** start of Supplied material **
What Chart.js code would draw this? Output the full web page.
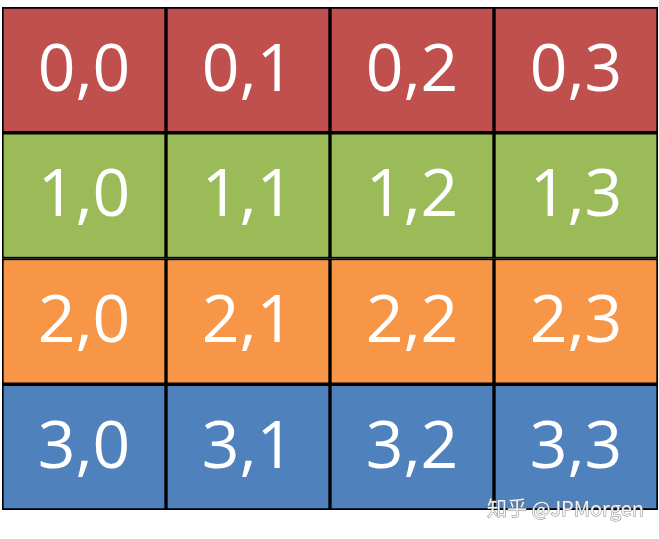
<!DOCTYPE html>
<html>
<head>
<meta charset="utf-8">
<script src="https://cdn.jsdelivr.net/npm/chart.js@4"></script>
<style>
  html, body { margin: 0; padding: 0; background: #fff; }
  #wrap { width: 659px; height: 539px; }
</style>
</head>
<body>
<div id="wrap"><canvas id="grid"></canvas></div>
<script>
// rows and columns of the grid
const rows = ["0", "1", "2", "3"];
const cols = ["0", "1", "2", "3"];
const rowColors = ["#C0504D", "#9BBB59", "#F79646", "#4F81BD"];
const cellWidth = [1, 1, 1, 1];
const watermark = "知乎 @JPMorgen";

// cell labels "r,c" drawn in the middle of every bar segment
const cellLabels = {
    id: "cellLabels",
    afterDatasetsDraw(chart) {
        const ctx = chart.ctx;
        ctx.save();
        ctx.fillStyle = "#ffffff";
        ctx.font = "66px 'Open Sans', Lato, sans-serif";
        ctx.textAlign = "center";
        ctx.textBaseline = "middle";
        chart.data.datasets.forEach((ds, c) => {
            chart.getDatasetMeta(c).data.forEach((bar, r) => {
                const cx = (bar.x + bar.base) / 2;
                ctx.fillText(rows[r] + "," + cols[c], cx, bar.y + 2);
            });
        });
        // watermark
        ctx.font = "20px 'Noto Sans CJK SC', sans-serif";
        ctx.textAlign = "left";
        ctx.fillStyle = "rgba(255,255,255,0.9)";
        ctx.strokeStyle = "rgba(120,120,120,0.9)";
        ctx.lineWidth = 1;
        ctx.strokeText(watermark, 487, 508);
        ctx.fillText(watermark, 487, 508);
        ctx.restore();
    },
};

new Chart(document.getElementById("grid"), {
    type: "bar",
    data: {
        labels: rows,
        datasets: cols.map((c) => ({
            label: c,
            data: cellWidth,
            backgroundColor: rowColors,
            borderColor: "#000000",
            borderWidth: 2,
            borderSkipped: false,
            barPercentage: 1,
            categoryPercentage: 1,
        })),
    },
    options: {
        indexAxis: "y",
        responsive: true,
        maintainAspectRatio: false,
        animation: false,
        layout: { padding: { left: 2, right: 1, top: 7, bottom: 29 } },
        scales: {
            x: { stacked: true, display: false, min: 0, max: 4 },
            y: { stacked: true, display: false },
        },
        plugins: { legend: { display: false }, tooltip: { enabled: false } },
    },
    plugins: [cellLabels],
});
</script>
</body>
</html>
** end of Supplied material **
* _Work to do_:
Return each line from the material above exactly, but not the pictures.

* _Response to this exercise_:
What Chart.js code would draw this? Output the full web page.
<!DOCTYPE html>
<html>
<head>
<meta charset="utf-8">
<script src="https://cdn.jsdelivr.net/npm/chart.js@4"></script>
<style>
  html, body { margin: 0; padding: 0; background: #fff; }
  #wrap { width: 659px; height: 539px; }
</style>
</head>
<body>
<div id="wrap"><canvas id="grid"></canvas></div>
<script>
// rows and columns of the grid
const rows = ["0", "1", "2", "3"];
const cols = ["0", "1", "2", "3"];
const rowColors = ["#C0504D", "#9BBB59", "#F79646", "#4F81BD"];
const cellWidth = [1, 1, 1, 1];
const watermark = "知乎 @JPMorgen";

// cell labels "r,c" drawn in the middle of every bar segment
const cellLabels = {
    id: "cellLabels",
    afterDatasetsDraw(chart) {
        const ctx = chart.ctx;
        ctx.save();
        ctx.fillStyle = "#ffffff";
        ctx.font = "66px 'Open Sans', Lato, sans-serif";
        ctx.textAlign = "center";
        ctx.textBaseline = "middle";
        chart.data.datasets.forEach((ds, c) => {
            chart.getDatasetMeta(c).data.forEach((bar, r) => {
                const cx = (bar.x + bar.base) / 2;
                ctx.fillText(rows[r] + "," + cols[c], cx, bar.y + 2);
            });
        });
        // watermark
        ctx.font = "20px 'Noto Sans CJK SC', sans-serif";
        ctx.textAlign = "left";
        ctx.fillStyle = "rgba(255,255,255,0.9)";
        ctx.strokeStyle = "rgba(120,120,120,0.9)";
        ctx.lineWidth = 1;
        ctx.strokeText(watermark, 487, 508);
        ctx.fillText(watermark, 487, 508);
        ctx.restore();
    },
};

new Chart(document.getElementById("grid"), {
    type: "bar",
    data: {
        labels: rows,
        datasets: cols.map((c) => ({
            label: c,
            data: cellWidth,
            backgroundColor: rowColors,
            borderColor: "#000000",
            borderWidth: 2,
            borderSkipped: false,
            barPercentage: 1,
            categoryPercentage: 1,
        })),
    },
    options: {
        indexAxis: "y",
        responsive: true,
        maintainAspectRatio: false,
        animation: false,
        layout: { padding: { left: 2, right: 1, top: 7, bottom: 29 } },
        scales: {
            x: { stacked: true, display: false, min: 0, max: 4 },
            y: { stacked: true, display: false },
        },
        plugins: { legend: { display: false }, tooltip: { enabled: false } },
    },
    plugins: [cellLabels],
});
</script>
</body>
</html>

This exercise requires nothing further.